Currency specialist, Patrick Reid reviews AUD movement against the GBP and USD
AUD/GBP
We have clearly broken the trend line but that was recent risk-on relief with G20, and we all know how long that lasted.
So, now we sit and wait because, let’s not be fooled, it was all about 11 December and the UK Parliament. Now this has been delayed it means more uncertainty. At the moment Brussels seem firm saying no on a renegotiation but right now it’s anyone guess.
The options are getting smaller – and time is running out. Take your pick.
(1) A General Election
(2) A Second Referendum
(3) No Deal
At the moment, I see this pair consolidating until the fireworks happen.
Figure 1
AUD/USD
It was all going so well until the G20 facts upset everyone.
Some small details of the 90 day cease fire.
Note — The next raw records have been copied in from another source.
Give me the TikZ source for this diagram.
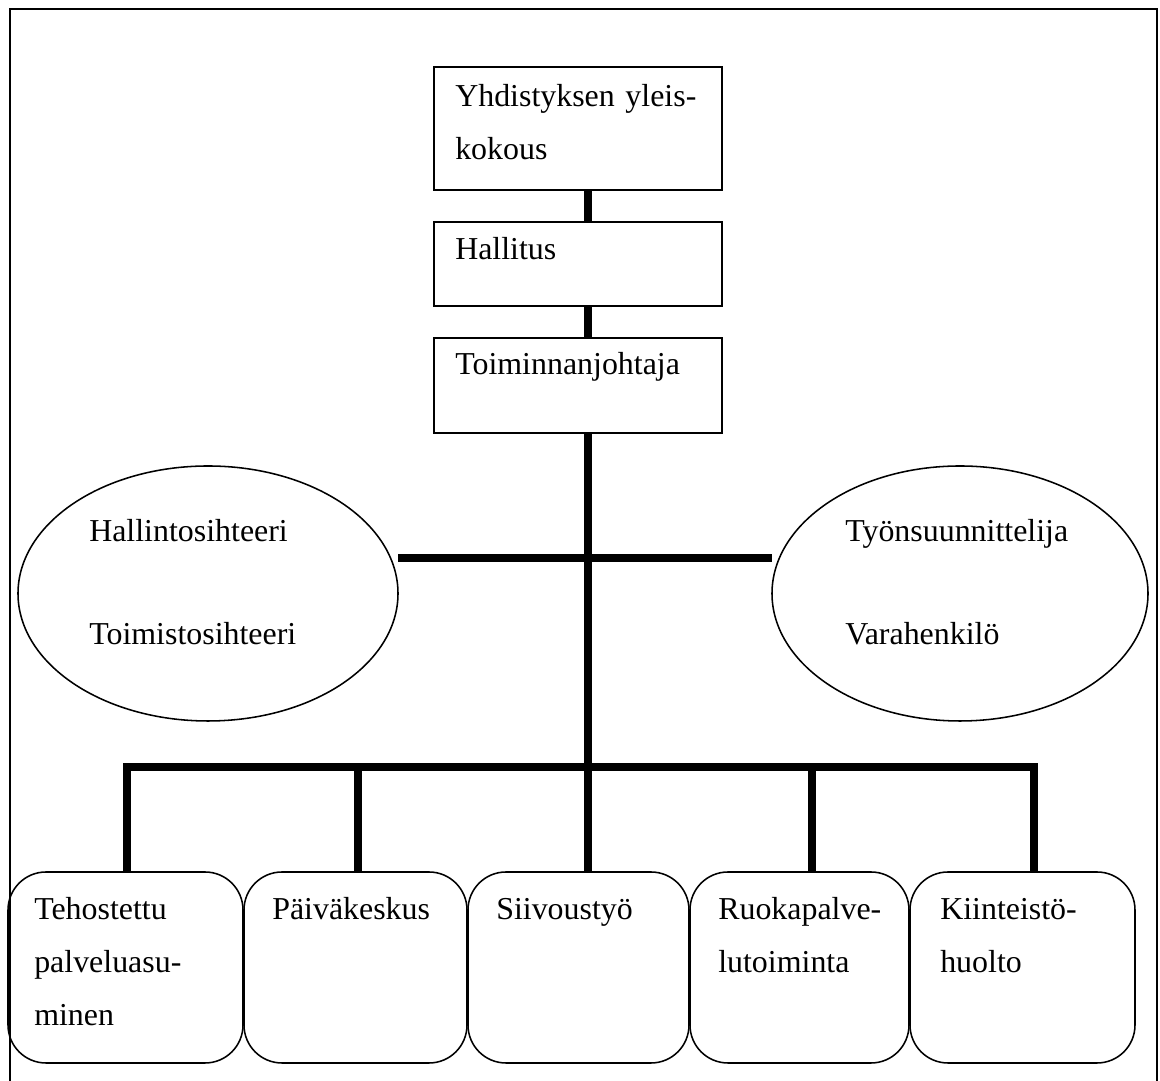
\documentclass[tikz,border=0pt]{standalone}
\usepackage{fontspec}
\setmainfont{Liberation Serif}
\usepackage{tikz}
\usetikzlibrary{positioning}
\usetikzlibrary{shapes.geometric}

\begin{document}
\begin{tikzpicture}[
  every node/.style={font=\fontsize{22.7}{37.7}\selectfont},
  plainbox/.style={draw,line width=1.1pt,inner sep=0pt},
  roundbox/.style={draw,line width=1.1pt,inner sep=0pt,rounded corners=0.95cm,minimum height=4.775cm},
  oval/.style={draw,ellipse,line width=1.1pt,inner sep=0pt,minimum height=6.375cm},
  txt/.style={anchor=base west,align=left,inner sep=0pt,text width=7cm},
  conn/.style={line width=5.3pt}
]
  \useasboundingbox (0,0) rectangle (29,27.025);

  % page frame
  \draw[line width=2.1pt] (0.25,0) -- (0.25,26.8) -- (28.925,26.8) -- (28.925,0);

  \node at (14.45,23.8125) [plainbox,minimum width=7.2cm,minimum height=3.075cm] (kokous) {};
  \node at (14.45,20.425) [plainbox,minimum width=7.2cm,minimum height=2.1cm] (hallitus) {};
  \node at (14.45,17.3875) [plainbox,minimum width=7.2cm,minimum height=2.375cm] (johtaja) {};

  \node at (11.375,24.35) [txt] (kokous-txt) {Yhdistyksen yleis-\\kokous};
  \node at (11.375,20.525) [txt] (hallitus-txt) {Hallitus};
  \node at (11.375,17.65) [txt] (johtaja-txt) {Toiminnanjohtaja};

  % staff ovals
  \node at (5.2,12.1875) [oval,minimum width=9.5cm] (hallinto) {};
  \node at (24,12.1875) [oval,minimum width=9.4cm] (tyon) {};

  \node at (2.225,13.475) [txt] (hallinto-txt) {Hallintosihteeri\\[35.4pt]Toimistosihteeri};
  \node at (21.125,13.475) [txt] (tyon-txt) {Työnsuunnittelija\\[35.4pt]Varahenkilö};

  % units
  \node at (3.1375,2.8375) [roundbox,minimum width=5.875cm] (tehostettu) {};
  \node at (8.8875,2.8375) [roundbox,minimum width=5.575cm] (paivakeskus) {};
  \node at (14.4625,2.8375) [roundbox,minimum width=5.525cm] (siivous) {};
  \node at (19.9875,2.8375) [roundbox,minimum width=5.475cm] (ruoka) {};
  \node at (25.5625,2.8375) [roundbox,minimum width=5.625cm] (kiinteisto) {};

  \node at (0.85,4.025) [txt] (tehostettu-txt) {Tehostettu\\palveluasu-\\minen};
  \node at (6.8,4.025) [txt] (paivakeskus-txt) {Päiväkeskus};
  \node at (12.4,4.025) [txt] (siivous-txt) {Siivoustyö};
  \node at (17.95,4.025) [txt] (ruoka-txt) {Ruokapalve-\\lutoiminta};
  \node at (23.5,4.025) [txt] (kiinteisto-txt) {Kiinteistö-\\huolto};

  \coordinate (axis) at (14.7,0);
  \coordinate (cross-l) at (9.95,13.075);
  \coordinate (cross-r) at (19.3,13.075);
  \coordinate (bar-l) at (3.175,7.85);
  \coordinate (bar-r) at (25.85,7.85);
  \coordinate (drop2) at (8.95,7.85);
  \coordinate (drop4) at (20.3,7.85);

  \draw[conn] (kokous.south -| axis) -- (hallitus.north -| axis);
  \draw[conn] (hallitus.south -| axis) -- (johtaja.north -| axis);
  \draw[conn] (johtaja.south -| axis) -- (siivous.north -| axis);
  \draw[conn] (cross-l) -- (cross-r);
  \draw[conn] (tehostettu.north -| bar-l) -- (bar-l) -- (bar-r) -- (kiinteisto.north -| bar-r);
  \draw[conn] (drop2) -- (paivakeskus.north -| drop2);
  \draw[conn] (drop4) -- (ruoka.north -| drop4);
\end{tikzpicture}
\end{document}
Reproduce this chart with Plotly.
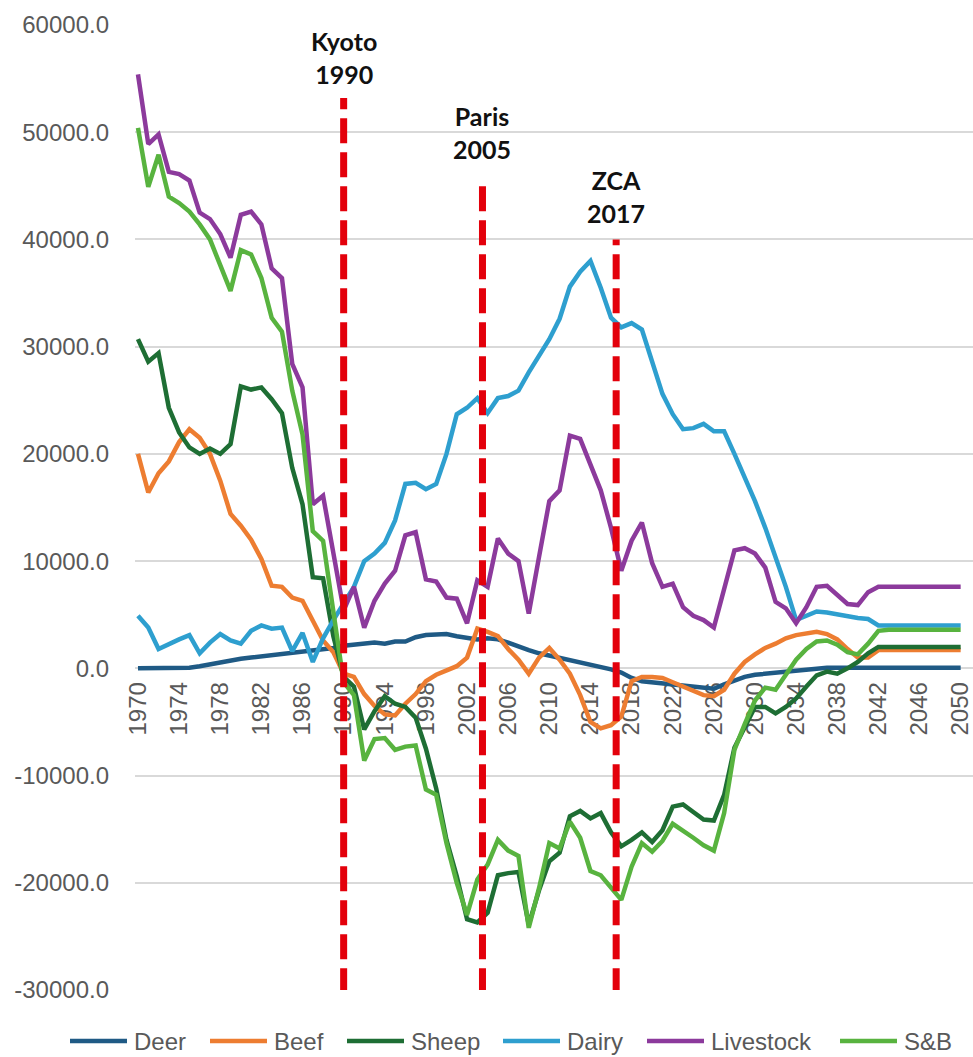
import plotly.graph_objects as go

years = list(range(1970, 2051))

deer = [0, 0, 0, 0, 0, 50, 200, 400, 600, 700,
        900, 1000, 1100, 1200, 1300, 1400, 1600, 1600, 1700, 1900,
        2100, 2200, 2200, 2400, 2300, 2500, 2500, 2900, 3100, 3200,
        3200, 3000, 2800, 2700, 2800, 2700, 2400, 2000, 1700, 1400,
        1200, 1000, 700, 500, 300, 100, -100, -400, -900, -1200,
        -1300, -1400, -1500, -1600, -1700, -1800, -1900, -1500, -1100, -800,
        -600, -500, -400, -300, -200, -100, 0, 50, 50, 50,
        50, 50, 50, 50, 50, 50, 50, 50, 50, 50, 50]

beef = [20000, 16400, 18200, 19300, 21100, 22300, 21500, 20000, 17500, 14400,
        13300, 12000, 10200, 7700, 7600, 6600, 6300, 4500, 2600, 1500,
        -500, -800, -2400, -3500, -4300, -4400, -3300, -2400, -1200, -600,
        -200, 200, 1000, 3700, 3400, 3000, 1800, 800, -500, 1000,
        1900, 800, -500, -2500, -5000, -5600, -5300, -4500, -1200, -800,
        -800, -900, -1300, -1700, -2100, -2500, -2600, -2000, -500, 600,
        1300, 1900, 2300, 2800, 3100, 3300, 3400, 3200, 2700, 1800,
        1000, 1000, 1700, 1700, 1700, 1700, 1700, 1700, 1700, 1700, 1700]

sheep = [30700, 28600, 29400, 24300, 22000, 20600, 20000, 20500, 20000, 20900,
         26300, 26000, 26200, 25100, 23800, 18700, 15300, 8500, 8400, 3000,
         -800, -1700, -5700, -4000, -2600, -3300, -3600, -4600, -7500, -11200,
         -16000, -19400, -23400, -23700, -22800, -19300, -19100, -19000, -23900, -20700,
         -18000, -17200, -13800, -13300, -14000, -13500, -15300, -16600, -16000, -15300,
         -16200, -15100, -12900, -12700, -13400, -14100, -14200, -11800, -7400, -5500,
         -3600, -3600, -4200, -3600, -2800, -1700, -650, -300, -500, 0,
         600, 1400, 2000, 2000, 2000, 2000, 2000, 2000, 2000, 2000, 2000]

dairy = [4900, 3800, 1800, 2300, 2700, 3100, 1400, 2400, 3200, 2600,
         2300, 3500, 4000, 3700, 3800, 1600, 3300, 600, 2800, 4500,
         6000, 7600, 10000, 10700, 11700, 13800, 17200, 17300, 16700, 17200,
         20000, 23700, 24300, 25200, 23800, 25200, 25400, 25900, 27600, 29100,
         30700, 32600, 35600, 37000, 38000, 35500, 32700, 31800, 32200, 31600,
         28700, 25600, 23700, 22300, 22400, 22800, 22100, 22100, 20000, 17800,
         15600, 13100, 10400, 7600, 4500, 4900, 5300, 5200, 5000, 4800,
         4700, 4600, 4000, 4000, 4000, 4000, 4000, 4000, 4000, 4000, 4000]

livestock = [55400, 48900, 49800, 46300, 46100, 45500, 42500, 41900, 40500, 38300,
             42300, 42600, 41400, 37300, 36400, 28400, 26200, 15300, 16100, 10500,
             5400, 7600, 3800, 6300, 7900, 9100, 12400, 12700, 8300, 8100,
             6600, 6500, 4200, 8200, 7600, 12100, 10700, 10000, 5100, 10400,
             15600, 16600, 21700, 21400, 19100, 16600, 13100, 9100, 11900, 13600,
             9800, 7600, 7900, 5700, 4900, 4500, 3800, 7600, 11000, 11200,
             10700, 9400, 6200, 5600, 4200, 5700, 7600, 7700, 6800, 6000,
             5900, 7100, 7600, 7600, 7600, 7600, 7600, 7600, 7600, 7600, 7600]

snb = [50400, 44900, 47900, 44000, 43400, 42600, 41400, 40000, 37600, 35200,
       39000, 38600, 36400, 32700, 31400, 25900, 21800, 12800, 11900, 5500,
       -1300, -2500, -8600, -6600, -6500, -7600, -7300, -7200, -11300, -11800,
       -16300, -20000, -23000, -19700, -18300, -16000, -17000, -17500, -24200, -20500,
       -16300, -16800, -14300, -15800, -18900, -19300, -20500, -21600, -18500, -16300,
       -17100, -16100, -14500, -15100, -15800, -16500, -17000, -13500, -7600, -5200,
       -3000, -1800, -2000, -600, 800, 1800, 2500, 2600, 2200, 1500,
       1300, 2300, 3500, 3600, 3600, 3600, 3600, 3600, 3600, 3600, 3600]

series_names = ["Deer", "Beef", "Sheep", "Dairy", "Livestock", "S&B"]
series_values = [deer, beef, sheep, dairy, livestock, snb]
series_colors = ["#1f5a85", "#ed7d31", "#1e6e34", "#2e9fcf", "#8c3a9c", "#58b33f"]

x_tick_vals = list(range(1970, 2051, 4))
y_tick_vals = [-30000, -20000, -10000, 0, 10000, 20000, 30000, 40000, 50000, 60000]
y_tick_text = ["-30000.0", "-20000.0", "-10000.0", "0.0", "10000.0",
               "20000.0", "30000.0", "40000.0", "50000.0", "60000.0"]

event_text = ["Kyoto<br>1990", "Paris<br>2005", "ZCA<br>2017"]
event_x = [1990, 2003.5, 2016.5]
event_line_top = [53200, 45000, 40000]
event_label_y = [57000, 50000, 44000]
event_line_bottom = -30300

# figure geometry (pixels)
W, H = 973, 1057
L, R, T, B = 135, 0, 25, 67
plot_w = W - L - R
plot_h = H - T - B

# legend layout (pixel positions of each entry's line start)
legend_line_start_px = [70, 210, 347, 503, 647, 840]
legend_line_len_px = 57
legend_text_gap_px = 6
legend_center_y_px = 1041

tick_font = dict(family="Liberation Sans, Arial, sans-serif", size=24, color="#595959")

fig = go.Figure()
for name, vals, col in zip(series_names, series_values, series_colors):
    fig.add_trace(go.Scatter(x=years, y=vals, mode="lines", name=name,
                             line=dict(color=col, width=4.5), showlegend=False))

for txt, ex, top, ly in zip(event_text, event_x, event_line_top, event_label_y):
    fig.add_shape(type="line", xref="x", yref="y", x0=ex, x1=ex,
                  y0=event_line_bottom, y1=top,
                  line=dict(color="#e3000b", width=7, dash="25px,9px"))
    fig.add_annotation(x=ex, y=ly, xref="x", yref="y", text=txt, showarrow=False,
                       xanchor="center", yanchor="middle",
                       font=dict(family="Lato", size=25, color="#111111", weight=700))

# legend drawn as line segments + labels below the plot
ly_paper = (H - B - legend_center_y_px) / plot_h
for name, col, x0px in zip(series_names, series_colors, legend_line_start_px):
    x0 = (x0px - L) / plot_w
    x1 = (x0px + legend_line_len_px - L) / plot_w
    fig.add_shape(type="line", xref="paper", yref="paper", x0=x0, x1=x1,
                  y0=ly_paper, y1=ly_paper, line=dict(color=col, width=4.5))
    fig.add_annotation(x=(x0px + legend_line_len_px + legend_text_gap_px - L) / plot_w,
                       y=ly_paper, xref="paper", yref="paper", text=name,
                       showarrow=False, xanchor="left", yanchor="middle",
                       borderpad=0, font=tick_font)

fig.update_layout(
    width=W, height=H,
    margin=dict(l=L, r=R, t=T, b=B, autoexpand=False),
    plot_bgcolor="white", paper_bgcolor="white",
    showlegend=False,
    xaxis=dict(range=[1969.71, 2051.2], tickmode="array", tickvals=x_tick_vals,
               tickangle=-90, anchor="free", position=1/3, showgrid=False,
               zeroline=False, showline=False, ticks="", tickfont=tick_font,
               layer="below traces", ticklabelstandoff=8, ticklabeloverflow="allow",
               automargin=False),
    yaxis=dict(range=[-30000, 60000], tickmode="array", tickvals=y_tick_vals,
               ticktext=y_tick_text, showgrid=True, gridcolor="#d9d9d9", gridwidth=1.5,
               zeroline=False, showline=False, ticks="", tickfont=tick_font,
               ticklabelstandoff=25, automargin=False),
)

fig.write_html(
    "out.html",
    config={"displayModeBar": False},
    post_script="document.body.style.margin='0';document.body.style.overflow='hidden';"
                "document.documentElement.style.overflow='hidden';",
)
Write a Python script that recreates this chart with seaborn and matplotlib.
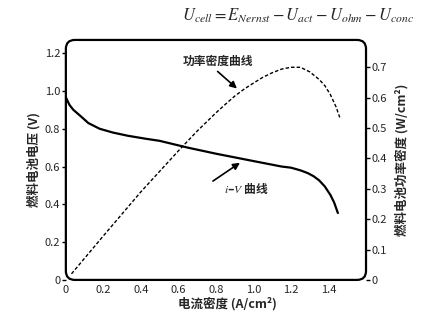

No more Santa rally with equities. Then a miss on GDP which really kicked it lower. I’ve covered the USD side already with my macro article so I’d like to concentrate on the price action on the AUD side. With that in mind let’s look at the technical picture.
We tried to hit the 200-day moving average (DMA) at 0.7415, but failed and then it was all down hill. The 100 DMA didn’t put up much of a fight at 0.7220 and neither did 0.7310 or 0.7280 which were pretty robust levels.
Near term risk is the 100 DMA as shown per the white line. A dovish hike from the Fed via the DOTS may give a great level to sell but anything remotely hawkish should kick this much lower to 0.7150.
Yours to sell and it’s offered more than a night out with me.